In my life I’ve been blessed with many friends who set an example of a lifestyle I admire. Angie and Luke Brown are one of those couples. They have big talent for remodeling and an even bigger heart. 

I recently asked Angie to share some of her tips with 501 LIFE readers.


Find a house that has good bones — paint, lighting and hardware are cheap. 

We did everything ourselves to save cost on labor. 

We carefully deconstructed everything so that it could be repurposed or sold. We sold everything on Craigslist — old spindles, countertops, hardware, fans and fixtures.

Table  We needed a giant table to fit our space, so we built it ourselves. We are big fans of modern, rustic and industrial. We built an industrial table base out of gas pipe. The top is sanded and stained pine boards. We stained it with gray stain. 

The total cost was $300, and it seats 10-12 people.

Cabinets The existing cabinets were golden oak. We tore down the sheetrock soffit, which exposed the existing cabinet frames that extended to the ceiling. We then purchased full-length unfinished shaker cabinet doors. We painted and added inexpensive hardware from IKEA. The doors were $700. The hardware was $130. The rest of the expenses included paint, sandpaper and wood filler.

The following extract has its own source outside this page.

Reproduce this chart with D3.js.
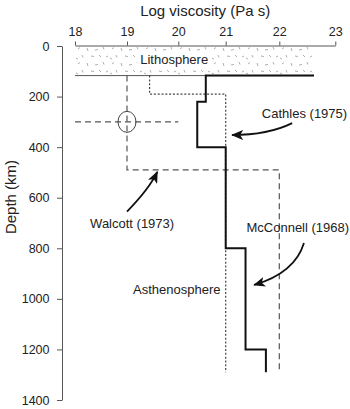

Wood and concrete floors We purchased hickory hand-scraped floors for the upper portion of our home, but did sealed concrete on the larger sunken living room because it was so much square footage to cover. 

To save money, we laid the wood floors ourselves. The concrete on the bottom portion has a unique feel because there are leaf prints stamped into the concrete from when the slab was originally poured.

Concrete countertops We built a form on top of the counters. We rented a concrete mixer and poured concrete into the forms. Once dry, we popped off the forms and coated the tops with epoxy.

Recycled wood We deconstructed the diagonally laid Cyprus walls of the 1970s wet bar to re-create a slat wall in the entryway, as well as some chunky art frames.

Step and column  The upper dining and kitchen were separated by a spindle wall and half-rock wall. We rented a jack hammer and demolished the wall, reusing the large stones to line a neighbor’s flower beds. The spindles were sold to make farm tables. 

To finish out the separation from the upper level to the sunken living room, we built a step made from 2-by-12 pine boards. We also wrapped the existing column with 1-by-8 pine boards. We stained them with an ebony stain.

Recessed can lighting  Through the dining room and kitchen, we removed all hanging fixtures and installed can lights. We spent around $200 to light both rooms.

Carpet rugs  For the living room and three bedrooms, we simply sanded and sealed the concrete. Because concrete can be cold and uncomfortable, we decided to do oversized carpet remnants in order to customize rugs to the size of the room. We were able to purchase a large remnant for the living room that was 12-by-16 and have its edges bound for only $240. I’m not even sure we could find a rug that big, and the price is hard to beat.

Industrial ceiling fans We purchased two industrial ceiling fans online for a fraction of the cost of a nice ceiling fan. They were $60 each. If you buy a fan that doesn’t have a light kit, they are way more affordable and much better looking. We didn’t need the light kit anyway because the room already had recessed lighting.